Records -

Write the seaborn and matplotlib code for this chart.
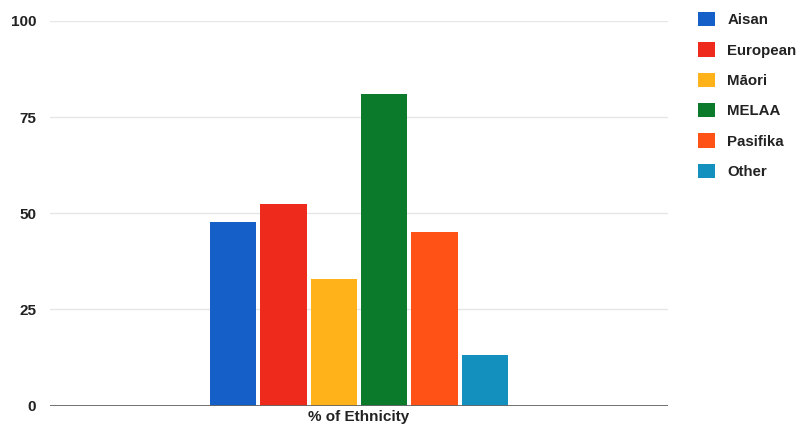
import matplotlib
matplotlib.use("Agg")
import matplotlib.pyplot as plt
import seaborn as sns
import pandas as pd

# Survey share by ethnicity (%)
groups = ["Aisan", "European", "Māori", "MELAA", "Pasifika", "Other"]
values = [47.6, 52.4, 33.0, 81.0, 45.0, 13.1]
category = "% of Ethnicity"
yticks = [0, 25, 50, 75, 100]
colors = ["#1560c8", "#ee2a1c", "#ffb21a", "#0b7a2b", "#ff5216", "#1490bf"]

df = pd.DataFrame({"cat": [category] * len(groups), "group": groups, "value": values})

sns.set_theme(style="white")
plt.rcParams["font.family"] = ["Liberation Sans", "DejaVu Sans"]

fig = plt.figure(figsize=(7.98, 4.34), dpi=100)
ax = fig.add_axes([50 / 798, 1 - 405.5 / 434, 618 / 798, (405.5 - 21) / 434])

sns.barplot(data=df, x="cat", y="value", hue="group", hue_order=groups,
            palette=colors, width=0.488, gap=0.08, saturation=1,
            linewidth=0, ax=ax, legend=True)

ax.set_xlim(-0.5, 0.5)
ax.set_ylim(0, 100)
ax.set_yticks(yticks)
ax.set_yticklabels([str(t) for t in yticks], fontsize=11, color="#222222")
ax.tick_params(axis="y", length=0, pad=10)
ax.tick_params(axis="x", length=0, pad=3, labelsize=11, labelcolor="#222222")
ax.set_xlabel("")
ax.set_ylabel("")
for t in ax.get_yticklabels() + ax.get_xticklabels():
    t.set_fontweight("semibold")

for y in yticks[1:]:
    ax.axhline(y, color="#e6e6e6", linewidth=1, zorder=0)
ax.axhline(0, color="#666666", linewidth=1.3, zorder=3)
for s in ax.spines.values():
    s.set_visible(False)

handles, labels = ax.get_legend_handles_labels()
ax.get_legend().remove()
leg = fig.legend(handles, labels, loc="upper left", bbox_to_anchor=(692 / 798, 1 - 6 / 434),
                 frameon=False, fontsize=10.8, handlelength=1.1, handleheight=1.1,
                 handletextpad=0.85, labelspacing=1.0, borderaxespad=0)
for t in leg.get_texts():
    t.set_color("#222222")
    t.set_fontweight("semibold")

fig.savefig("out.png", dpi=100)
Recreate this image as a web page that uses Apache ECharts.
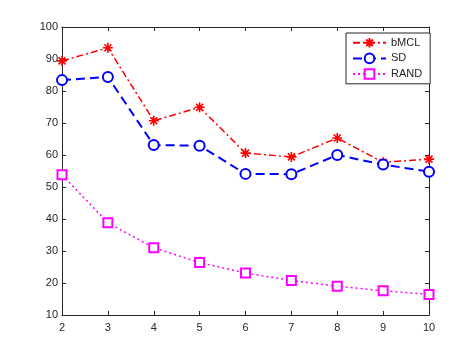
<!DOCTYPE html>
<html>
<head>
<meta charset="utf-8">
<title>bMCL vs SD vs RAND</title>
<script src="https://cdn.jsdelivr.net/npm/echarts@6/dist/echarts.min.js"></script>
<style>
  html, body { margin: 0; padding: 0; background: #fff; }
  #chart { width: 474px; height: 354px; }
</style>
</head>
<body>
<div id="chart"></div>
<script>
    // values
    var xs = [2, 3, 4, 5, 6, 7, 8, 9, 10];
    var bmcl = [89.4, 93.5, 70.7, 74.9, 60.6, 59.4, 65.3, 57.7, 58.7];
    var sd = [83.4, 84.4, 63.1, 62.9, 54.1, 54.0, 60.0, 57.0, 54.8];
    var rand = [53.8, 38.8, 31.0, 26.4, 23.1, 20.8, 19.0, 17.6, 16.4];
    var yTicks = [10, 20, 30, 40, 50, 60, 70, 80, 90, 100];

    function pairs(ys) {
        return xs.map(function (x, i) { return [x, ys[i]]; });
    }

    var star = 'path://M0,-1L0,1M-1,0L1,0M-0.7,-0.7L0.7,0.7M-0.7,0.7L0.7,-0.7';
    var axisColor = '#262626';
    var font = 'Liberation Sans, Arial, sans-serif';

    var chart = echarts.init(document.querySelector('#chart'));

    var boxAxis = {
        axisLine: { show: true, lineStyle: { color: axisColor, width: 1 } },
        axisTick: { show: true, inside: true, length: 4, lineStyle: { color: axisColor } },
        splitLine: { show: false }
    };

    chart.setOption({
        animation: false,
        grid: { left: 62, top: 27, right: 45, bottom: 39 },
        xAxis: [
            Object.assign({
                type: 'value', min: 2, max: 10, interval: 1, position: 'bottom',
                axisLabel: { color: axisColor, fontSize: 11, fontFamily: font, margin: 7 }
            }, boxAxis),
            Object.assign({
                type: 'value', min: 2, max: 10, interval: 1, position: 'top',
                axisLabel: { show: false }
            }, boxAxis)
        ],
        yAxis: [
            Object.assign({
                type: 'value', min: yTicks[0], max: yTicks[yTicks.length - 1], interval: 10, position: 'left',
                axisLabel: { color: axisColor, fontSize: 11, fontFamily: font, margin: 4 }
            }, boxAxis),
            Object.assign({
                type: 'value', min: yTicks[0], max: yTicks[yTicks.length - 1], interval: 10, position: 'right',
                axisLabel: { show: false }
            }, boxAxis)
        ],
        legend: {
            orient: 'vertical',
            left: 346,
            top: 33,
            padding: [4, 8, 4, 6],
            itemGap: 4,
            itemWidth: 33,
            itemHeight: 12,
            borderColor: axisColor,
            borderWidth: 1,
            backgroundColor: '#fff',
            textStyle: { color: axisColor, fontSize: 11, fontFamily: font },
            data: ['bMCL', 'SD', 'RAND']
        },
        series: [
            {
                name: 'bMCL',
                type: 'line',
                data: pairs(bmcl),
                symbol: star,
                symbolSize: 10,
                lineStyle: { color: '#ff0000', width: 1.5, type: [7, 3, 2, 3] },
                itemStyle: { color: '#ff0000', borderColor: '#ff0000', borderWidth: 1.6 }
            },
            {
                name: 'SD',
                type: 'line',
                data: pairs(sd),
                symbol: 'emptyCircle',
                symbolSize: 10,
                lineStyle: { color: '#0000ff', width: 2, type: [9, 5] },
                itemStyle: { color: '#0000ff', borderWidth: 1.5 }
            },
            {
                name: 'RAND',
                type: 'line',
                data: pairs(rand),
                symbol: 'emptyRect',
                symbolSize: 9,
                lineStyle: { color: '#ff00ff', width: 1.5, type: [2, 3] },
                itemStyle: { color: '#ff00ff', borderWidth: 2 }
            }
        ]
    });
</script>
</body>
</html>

Short problem - Out of the records above, set down only the lines from the one that contains "Recreate this image" through the one that contains "80, 90, 100];", unchanged and without the pictures.

Task answer -
Recreate this image as a web page that uses Apache ECharts.
<!DOCTYPE html>
<html>
<head>
<meta charset="utf-8">
<title>bMCL vs SD vs RAND</title>
<script src="https://cdn.jsdelivr.net/npm/echarts@6/dist/echarts.min.js"></script>
<style>
  html, body { margin: 0; padding: 0; background: #fff; }
  #chart { width: 474px; height: 354px; }
</style>
</head>
<body>
<div id="chart"></div>
<script>
    // values
    var xs = [2, 3, 4, 5, 6, 7, 8, 9, 10];
    var bmcl = [89.4, 93.5, 70.7, 74.9, 60.6, 59.4, 65.3, 57.7, 58.7];
    var sd = [83.4, 84.4, 63.1, 62.9, 54.1, 54.0, 60.0, 57.0, 54.8];
    var rand = [53.8, 38.8, 31.0, 26.4, 23.1, 20.8, 19.0, 17.6, 16.4];
    var yTicks = [10, 20, 30, 40, 50, 60, 70, 80, 90, 100];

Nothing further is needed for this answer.